Looking into Texas’ “Big Thicket National Preserve”. This dense bush used to be a popular hiding place for criminals and outlaws.
Our campstove skills were put to the test for our own Thanksgiving dinner in Navasota, TX. It consisted of rotisserie chicken, stovetop stuffing, cornbread from scratch, gravy, and brownies for dessert.
Escape from Texas!
Marshes In Chicot State Park.
Crossing the Mississippi River on the Audubon Bridge
Flying into New Orleans on top of levees along the Mississippi River
On this leg of the trip we’ve met many more wonderful hosts through warmshowers. We got the chance to have a proper (American) Thanksgiving dinner with Sid and Deb in Kirbyville, had a wonderful tour of Baton Rouge with Mark, and learned about Louisiana in Norco with Judith.

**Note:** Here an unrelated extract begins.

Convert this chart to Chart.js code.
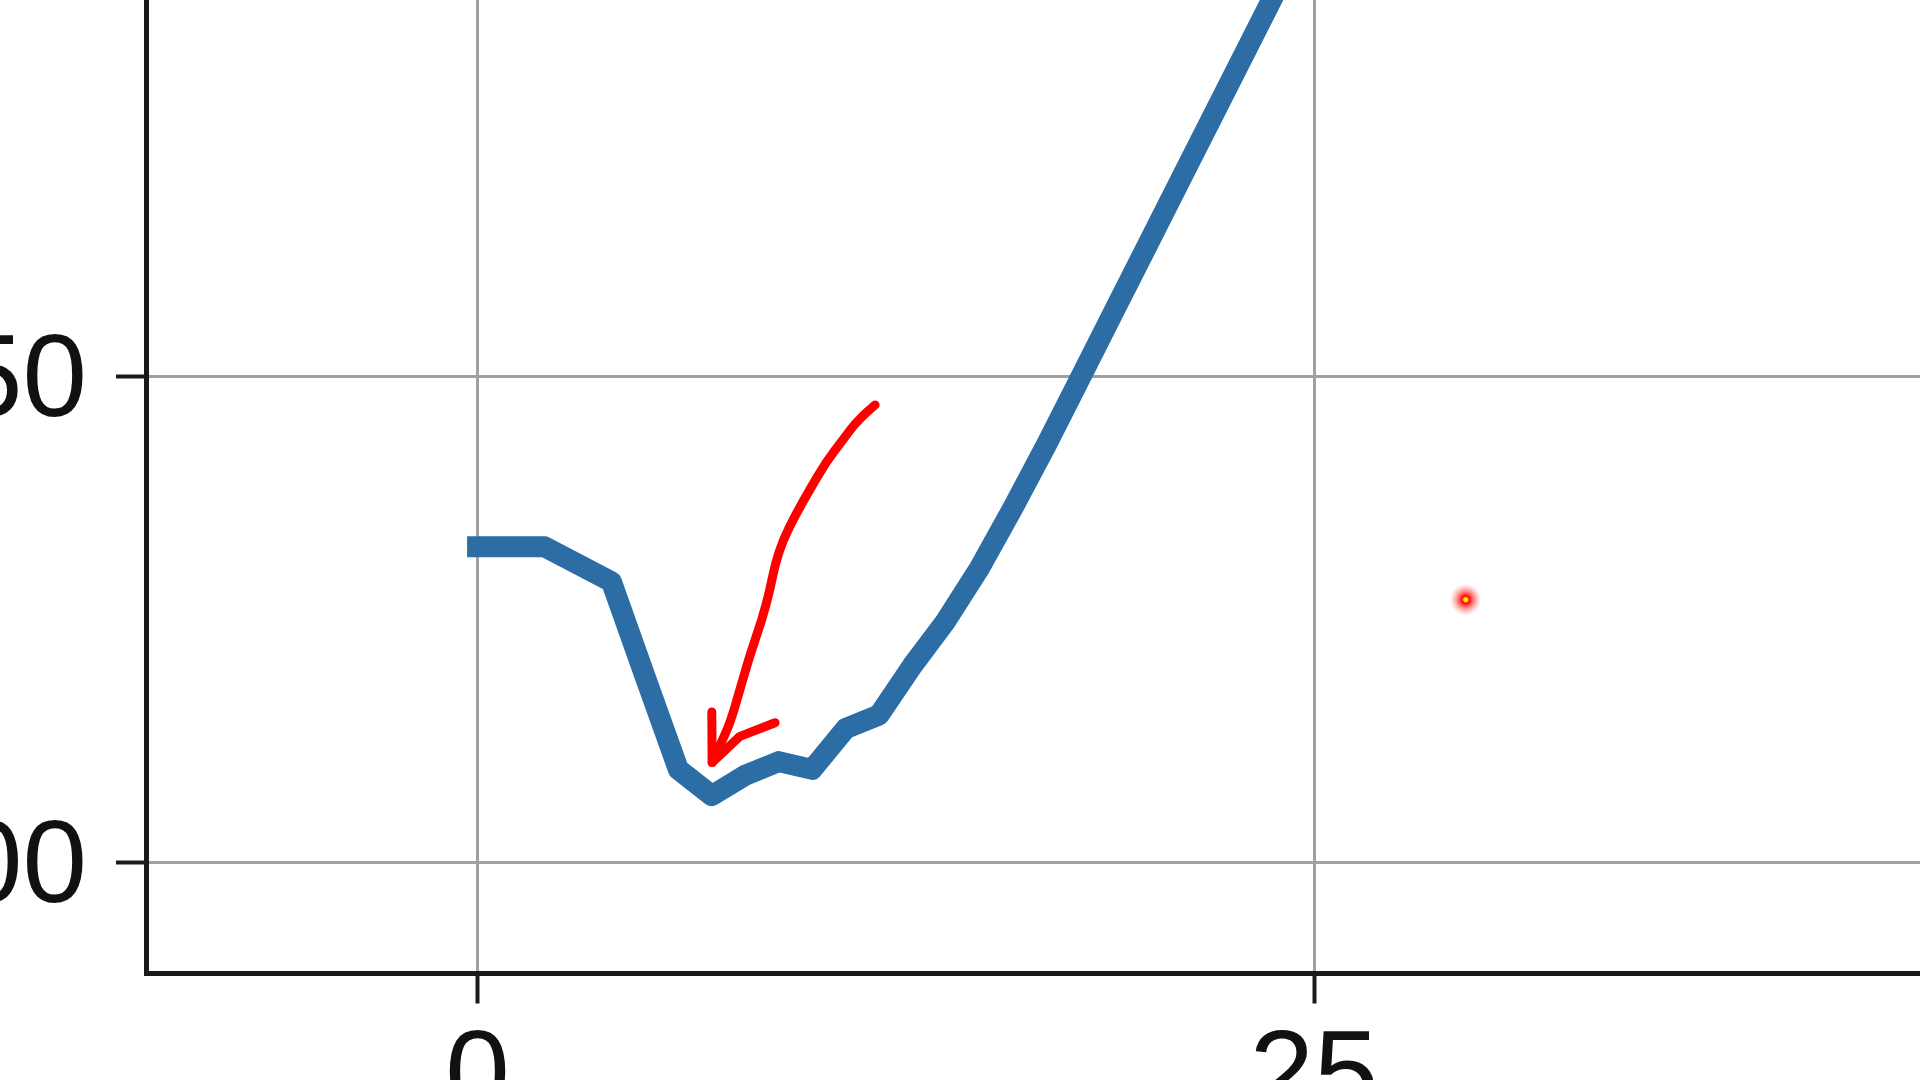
<!DOCTYPE html>
<html>
<head>
<meta charset="utf-8">
<script src="https://cdn.jsdelivr.net/npm/chart.js@4.4.0/dist/chart.umd.min.js"></script>
<style>
html, body { margin: 0; padding: 0; background: #fff; overflow: hidden; width: 1920px; height: 1080px; }
#c { position: absolute; left: 0; top: -320px; }
</style>
</head>
<body>
<canvas id="c" width="2500" height="1500"></canvas>
<script>
// series
const xValues = [0, 1, 2, 3, 4, 5, 6, 7, 8, 9, 10, 11, 12, 13, 14, 15, 16, 17, 18, 19, 20, 21, 22, 23, 24]
const yValues = [132.5, 132.5, 132.5, 130.7, 128.9, 119.2, 109.6, 106.9, 109.0, 110.4, 109.6, 113.8, 115.2,
    120.3, 124.9, 130.3, 136.5, 143.0, 149.8, 156.6, 163.4, 170.2, 177.0, 183.8, 190.6]

const xTicks = [0, 25, 50]
const yTicks = [100, 150, 200]

// hand drawn marks, in data units
const dotPoint = [29.53, 127.06]
const arrowPath = [[11.88, 147.1], [11.37, 145.6], [10.92, 143.5], [10.41, 141.2], [9.93, 138.4], [9.49, 135.7],
    [9.13, 133.2], [8.89, 130.7], [8.74, 128.1], [8.50, 125.0], [8.14, 121.4], [7.84, 117.8], [7.55, 114.4],
    [7.25, 112.1], [7.01, 110.3]]
const arrowHead = [[7.0, 115.5], [7.01, 110.3], [7.84, 113.0], [8.89, 114.4]]

const annotations = {
    id: 'annotations',
    afterDatasetsDraw(chart) {
        const {ctx, scales: {x, y}} = chart
        const px = p => [x.getPixelForValue(p[0]), y.getPixelForValue(p[1])]

        ctx.save()
        ctx.strokeStyle = '#ff0000'
        ctx.lineWidth = 9
        ctx.lineCap = 'round'
        ctx.lineJoin = 'round'

        // arrow shaft, smoothed through the midpoints
        const pts = arrowPath.map(px)
        ctx.beginPath()
        ctx.moveTo(pts[0][0], pts[0][1])
        for (let i = 1; i < pts.length - 1; i++) {
            const mx = (pts[i][0] + pts[i + 1][0]) / 2
            const my = (pts[i][1] + pts[i + 1][1]) / 2
            ctx.quadraticCurveTo(pts[i][0], pts[i][1], mx, my)
        }
        ctx.lineTo(pts[pts.length - 1][0], pts[pts.length - 1][1])
        ctx.stroke()

        ctx.beginPath()
        arrowHead.forEach((p, i) => {
            const [a, b] = px(p)
            if (i === 0) ctx.moveTo(a, b)
            else ctx.lineTo(a, b)
        })
        ctx.stroke()

        // glowing red dot
        const [dx, dy] = px(dotPoint)
        const g = ctx.createRadialGradient(dx, dy, 0, dx, dy, 16)
        g.addColorStop(0, 'rgba(255,255,0,1)')
        g.addColorStop(0.12, 'rgba(255,230,0,1)')
        g.addColorStop(0.22, 'rgba(255,0,0,1)')
        g.addColorStop(0.5, 'rgba(255,60,60,0.65)')
        g.addColorStop(1, 'rgba(255,140,140,0)')
        ctx.fillStyle = g
        ctx.beginPath()
        ctx.arc(dx, dy, 16, 0, Math.PI * 2)
        ctx.fill()
        ctx.restore()
    }
}

const font = {family: 'Liberation Sans', size: 116}

new Chart(document.getElementById('c'), {
    type: 'line',
    data: {
        datasets: [{
            data: xValues.map((v, i) => ({x: v, y: yValues[i]})),
            borderColor: '#2c6da6',
            borderWidth: 21,
            borderCapStyle: 'square',
            borderJoinStyle: 'round',
            pointRadius: 0,
            tension: 0,
            fill: false
        }]
    },
    options: {
        responsive: false,
        animation: false,
        devicePixelRatio: 1,
        layout: {padding: {left: 0, right: 14.8, top: 16.3, bottom: 0}},
        plugins: {legend: {display: false}, tooltip: {enabled: false}},
        scales: {
            x: {
                type: 'linear',
                min: -9.91,
                max: 60,
                afterFit: s => {
                    s.height = 206.5
                    s.paddingLeft = 0
                    s.paddingRight = 0
                },
                afterBuildTicks: s => { s.ticks = xTicks.map(v => ({value: v})) },
                grid: {color: '#a0a0a0', lineWidth: 3, tickLength: 30, tickColor: '#1a1a1a', tickWidth: 4},
                border: {color: '#1a1a1a', width: 5},
                ticks: {font, color: '#111', padding: 7, maxRotation: 0, includeBounds: false}
            },
            y: {
                type: 'linear',
                min: 88.6,
                max: 220,
                afterFit: s => {
                    s.width = 146
                    s.paddingTop = 0
                    s.paddingBottom = 0
                },
                afterBuildTicks: s => { s.ticks = yTicks.map(v => ({value: v})) },
                grid: {color: '#a0a0a0', lineWidth: 3, tickLength: 30, tickColor: '#1a1a1a', tickWidth: 4},
                border: {color: '#1a1a1a', width: 5},
                ticks: {font, color: '#111', padding: 29, labelOffset: 7, includeBounds: false}
            }
        }
    },
    plugins: [annotations]
})
</script>
</body>
</html>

Right now we are staying in New Orleans with Will.
“Operator won’t you put me on through, I gotta send my love down to”… Mark showing Jenn the Louisiana State Capitol in Baton Rouge. Stitched from 6 photos.
The Capitol Building definitely has the best view in Baton Rouge. Looking out over the Mississippi River towards New Orleans.
Recall our last post when we were amazed that the University of Texas brought Bevo the Longhorn Bull into the football stadium for each game. Louisiana State University tops that by bringing their mascot, Mike the Bengal Tiger, into the stadium for each game!
The Cajun food so far has been spectacular! We’ve been feasting on jambalaya, boudin, po’ boys, gumbo, fried catfish, fresh oysters, okra, all kinds of shrimp, and even alligator (it tastes like chicken!) … the list goes on and on. A po’ boy is New Orleans’ famous sandwich, usually meat or seafood on french bread. It got its quirky name during a four month railroad strike, in which local restaurants supported the striking workers by feeding them. The restaurants employees referred to the strikers as “poor boys”, which was shortened to “po’ boys'” in Louisiana fashion.
Evening in the French Quarter.
New Orleans (or N’Awlins as the locals call it) is a spectacular city. Everywhere you go, you are surrounded by great music. There are so many bands playing that you can wander the streets from bar to bar, beer in hand, listening to great music for hours.
New Orleans is also home to the best buskers we’ve ever heard.
Our next stop is Cancun, where our ride will continue into Central America. Right now we are prepping our bikes for the transition to rougher roads and picking up some spare parts and supplies. Hasta Luego!